Problem
In go programming language, how to create an array of length 5, with all elements has same value, eg, 42.
Preference order
readability, conciseness, performance.
For example,
package main
import (
"fmt"
)
func main() {
s := make([]int, 5)
for i := range s {
s[i] = 42
}
fmt.Println(len(s), s)
}
Playground: https://play.golang.org/p/GjTXruMsJ5h
Output:
5 [42 42 42 42 42]
Some benchmarks:
package main
import (
"fmt"
"testing"
)
func BenchmarkStack(b *testing.B) {
for N := 0; N < b.N; N++ {
s := make([]int, 5)
for i := range s {
s[i] = 42
}
}
}
func BenchmarkHeap(b *testing.B) {
var s []int
for N := 0; N < b.N; N++ {
s = make([]int, 5)
for i := range s {
s[i] = 42
}
}
}
func BenchmarkHygull(b *testing.B) {
for N := 0; N < b.N; N++ {
var s []int
for i := 0; i < 5; i++ {
s = append(s, 42)
}
}
}
Output:
$ go test slice42_test.go -bench=. -benchmem
BenchmarkStack-8 1000000000 2.05 ns/op 0 B/op 0 allocs/op
BenchmarkHeap-8 100000000 26.9 ns/op 48 B/op 1 allocs/op
BenchmarkHygull-8 10000000 123 ns/op 120 B/op 4 allocs/op
$
BenchmarkHygull demonstrates how inefficient @hygull's solution is.
A "one-liner":
package main
import (
"fmt"
)
func newInts(n, v int) []int {
s := make([]int, n)
for i := range s {
s[i] = v
}
return s
}
func main() {
s := newInts(5, 42)
fmt.Println(len(s), s)
}
Playground: https://play.golang.org/p/t8J-AjYQ72l
Output:
5 [42 42 42 42 42]
The best way to do will be to use slice for that as it can grow dynamically.

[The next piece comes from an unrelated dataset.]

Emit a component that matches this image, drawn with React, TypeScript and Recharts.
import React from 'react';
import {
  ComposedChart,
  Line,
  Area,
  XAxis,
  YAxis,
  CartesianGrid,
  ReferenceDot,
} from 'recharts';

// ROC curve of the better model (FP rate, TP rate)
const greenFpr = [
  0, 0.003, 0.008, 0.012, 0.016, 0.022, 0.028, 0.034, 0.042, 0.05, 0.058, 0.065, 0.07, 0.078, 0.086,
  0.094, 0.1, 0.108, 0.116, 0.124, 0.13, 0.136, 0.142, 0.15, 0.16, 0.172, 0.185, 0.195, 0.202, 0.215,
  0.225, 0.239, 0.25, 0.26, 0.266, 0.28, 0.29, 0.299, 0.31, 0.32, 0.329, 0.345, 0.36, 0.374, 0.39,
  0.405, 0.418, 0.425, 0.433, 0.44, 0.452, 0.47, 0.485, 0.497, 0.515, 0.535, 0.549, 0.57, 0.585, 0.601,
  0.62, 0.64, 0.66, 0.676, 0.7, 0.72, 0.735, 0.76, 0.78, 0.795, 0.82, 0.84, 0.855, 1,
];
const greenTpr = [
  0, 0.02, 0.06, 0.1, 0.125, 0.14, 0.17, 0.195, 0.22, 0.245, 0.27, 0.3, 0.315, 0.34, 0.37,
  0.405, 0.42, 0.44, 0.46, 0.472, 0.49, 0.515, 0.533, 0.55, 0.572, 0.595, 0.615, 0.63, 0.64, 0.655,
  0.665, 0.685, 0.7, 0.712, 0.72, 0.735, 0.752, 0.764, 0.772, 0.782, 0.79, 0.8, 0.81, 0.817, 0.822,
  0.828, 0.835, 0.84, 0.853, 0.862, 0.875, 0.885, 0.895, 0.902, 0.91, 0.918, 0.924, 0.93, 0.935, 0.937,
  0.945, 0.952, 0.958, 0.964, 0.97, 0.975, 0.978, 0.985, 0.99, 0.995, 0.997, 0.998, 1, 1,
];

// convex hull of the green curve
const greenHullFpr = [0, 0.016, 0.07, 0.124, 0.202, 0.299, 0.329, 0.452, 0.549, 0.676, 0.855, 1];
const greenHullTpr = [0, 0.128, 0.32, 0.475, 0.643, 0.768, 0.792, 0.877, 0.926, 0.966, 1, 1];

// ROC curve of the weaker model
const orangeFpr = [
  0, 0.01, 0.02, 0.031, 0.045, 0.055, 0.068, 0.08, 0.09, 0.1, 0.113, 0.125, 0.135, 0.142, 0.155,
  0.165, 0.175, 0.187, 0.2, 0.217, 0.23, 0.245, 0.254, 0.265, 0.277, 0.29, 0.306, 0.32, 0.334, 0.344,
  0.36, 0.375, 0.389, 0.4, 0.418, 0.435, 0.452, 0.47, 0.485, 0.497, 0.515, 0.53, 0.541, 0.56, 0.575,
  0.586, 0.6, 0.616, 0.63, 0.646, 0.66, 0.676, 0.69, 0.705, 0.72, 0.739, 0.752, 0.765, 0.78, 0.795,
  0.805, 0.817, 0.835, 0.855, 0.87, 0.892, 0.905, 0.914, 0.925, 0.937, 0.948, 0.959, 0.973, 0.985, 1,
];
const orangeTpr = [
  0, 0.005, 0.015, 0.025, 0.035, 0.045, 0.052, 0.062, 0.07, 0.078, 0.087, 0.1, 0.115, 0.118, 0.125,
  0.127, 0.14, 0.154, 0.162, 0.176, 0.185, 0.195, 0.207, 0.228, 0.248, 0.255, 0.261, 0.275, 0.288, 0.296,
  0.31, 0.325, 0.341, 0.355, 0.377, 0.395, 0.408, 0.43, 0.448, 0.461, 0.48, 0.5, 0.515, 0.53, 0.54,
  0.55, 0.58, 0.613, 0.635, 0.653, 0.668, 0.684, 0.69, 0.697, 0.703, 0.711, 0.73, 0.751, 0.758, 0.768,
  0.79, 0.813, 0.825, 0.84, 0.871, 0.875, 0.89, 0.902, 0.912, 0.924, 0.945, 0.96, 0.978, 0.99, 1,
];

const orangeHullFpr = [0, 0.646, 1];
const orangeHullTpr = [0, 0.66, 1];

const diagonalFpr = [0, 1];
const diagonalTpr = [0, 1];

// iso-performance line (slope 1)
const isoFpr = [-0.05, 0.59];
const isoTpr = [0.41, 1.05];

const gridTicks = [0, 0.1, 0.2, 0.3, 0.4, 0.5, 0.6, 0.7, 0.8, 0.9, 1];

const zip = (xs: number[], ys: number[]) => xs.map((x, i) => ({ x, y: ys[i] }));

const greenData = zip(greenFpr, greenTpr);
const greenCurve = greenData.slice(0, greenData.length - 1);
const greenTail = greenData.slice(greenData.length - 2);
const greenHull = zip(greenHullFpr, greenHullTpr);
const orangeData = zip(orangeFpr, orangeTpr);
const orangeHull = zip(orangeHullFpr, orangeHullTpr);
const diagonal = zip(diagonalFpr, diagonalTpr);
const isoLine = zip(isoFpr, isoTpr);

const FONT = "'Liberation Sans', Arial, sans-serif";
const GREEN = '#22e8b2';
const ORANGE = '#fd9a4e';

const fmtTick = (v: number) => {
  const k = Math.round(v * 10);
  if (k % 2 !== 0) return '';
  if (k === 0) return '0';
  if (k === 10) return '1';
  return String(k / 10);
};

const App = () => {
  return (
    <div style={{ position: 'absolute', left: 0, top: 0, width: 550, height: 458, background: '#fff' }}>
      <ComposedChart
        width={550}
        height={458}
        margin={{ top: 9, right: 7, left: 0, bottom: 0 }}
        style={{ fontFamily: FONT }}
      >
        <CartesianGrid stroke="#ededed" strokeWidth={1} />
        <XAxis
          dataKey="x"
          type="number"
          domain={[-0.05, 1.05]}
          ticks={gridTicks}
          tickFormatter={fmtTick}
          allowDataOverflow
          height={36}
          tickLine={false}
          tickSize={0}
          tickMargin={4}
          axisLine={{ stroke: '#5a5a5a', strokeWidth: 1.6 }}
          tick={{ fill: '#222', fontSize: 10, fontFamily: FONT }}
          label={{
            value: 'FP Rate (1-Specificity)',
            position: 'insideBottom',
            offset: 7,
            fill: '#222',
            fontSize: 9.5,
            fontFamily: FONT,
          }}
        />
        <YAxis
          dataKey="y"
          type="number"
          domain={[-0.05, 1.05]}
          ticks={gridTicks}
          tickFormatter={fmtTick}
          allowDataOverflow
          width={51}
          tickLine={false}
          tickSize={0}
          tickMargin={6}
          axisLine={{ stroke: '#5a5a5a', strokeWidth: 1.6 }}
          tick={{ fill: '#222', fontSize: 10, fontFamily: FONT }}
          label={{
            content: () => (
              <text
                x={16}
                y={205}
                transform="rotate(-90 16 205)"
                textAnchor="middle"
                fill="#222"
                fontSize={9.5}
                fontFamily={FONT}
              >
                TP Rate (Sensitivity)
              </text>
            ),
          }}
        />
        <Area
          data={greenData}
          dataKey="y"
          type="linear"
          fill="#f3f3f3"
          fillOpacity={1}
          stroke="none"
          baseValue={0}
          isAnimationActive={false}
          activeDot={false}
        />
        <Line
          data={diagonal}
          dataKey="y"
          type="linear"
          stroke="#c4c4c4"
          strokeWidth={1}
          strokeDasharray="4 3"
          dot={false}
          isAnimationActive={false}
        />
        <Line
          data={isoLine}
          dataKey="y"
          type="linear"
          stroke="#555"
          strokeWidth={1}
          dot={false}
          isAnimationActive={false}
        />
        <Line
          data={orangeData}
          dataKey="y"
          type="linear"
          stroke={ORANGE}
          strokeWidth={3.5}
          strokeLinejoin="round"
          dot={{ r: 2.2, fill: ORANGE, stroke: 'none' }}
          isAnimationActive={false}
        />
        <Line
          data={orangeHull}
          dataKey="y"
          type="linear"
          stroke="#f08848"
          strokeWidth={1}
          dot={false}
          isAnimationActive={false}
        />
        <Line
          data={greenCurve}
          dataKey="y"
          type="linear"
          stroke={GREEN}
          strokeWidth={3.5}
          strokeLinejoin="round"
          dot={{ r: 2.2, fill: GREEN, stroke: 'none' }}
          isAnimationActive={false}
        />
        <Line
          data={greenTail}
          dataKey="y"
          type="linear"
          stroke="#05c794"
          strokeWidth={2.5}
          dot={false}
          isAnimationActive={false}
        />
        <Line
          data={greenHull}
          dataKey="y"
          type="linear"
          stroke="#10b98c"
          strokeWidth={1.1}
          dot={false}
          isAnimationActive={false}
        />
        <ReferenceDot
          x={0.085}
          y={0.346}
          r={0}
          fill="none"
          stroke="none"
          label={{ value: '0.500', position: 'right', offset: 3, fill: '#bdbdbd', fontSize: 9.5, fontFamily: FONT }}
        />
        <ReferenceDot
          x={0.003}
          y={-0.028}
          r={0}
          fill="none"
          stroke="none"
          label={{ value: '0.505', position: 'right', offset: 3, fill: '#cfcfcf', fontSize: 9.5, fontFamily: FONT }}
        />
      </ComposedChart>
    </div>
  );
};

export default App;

Currently, you are looking only for 5 values so using arrays also is not a problem but what if you are looking for dynamic size (i.e. if you specify size of array in run time, there may be a chance of either going beyond the range or not using all the allocated spaces).
So I think the following code is sufficient to understand that.
package main
import "fmt"
func main() {
var s []int
value := 42 // It can be changed to other values
for i := 0; i < 5; i++ {
s = append(s, value)
}
fmt.Println(s); // [42 42 42 42 42]
}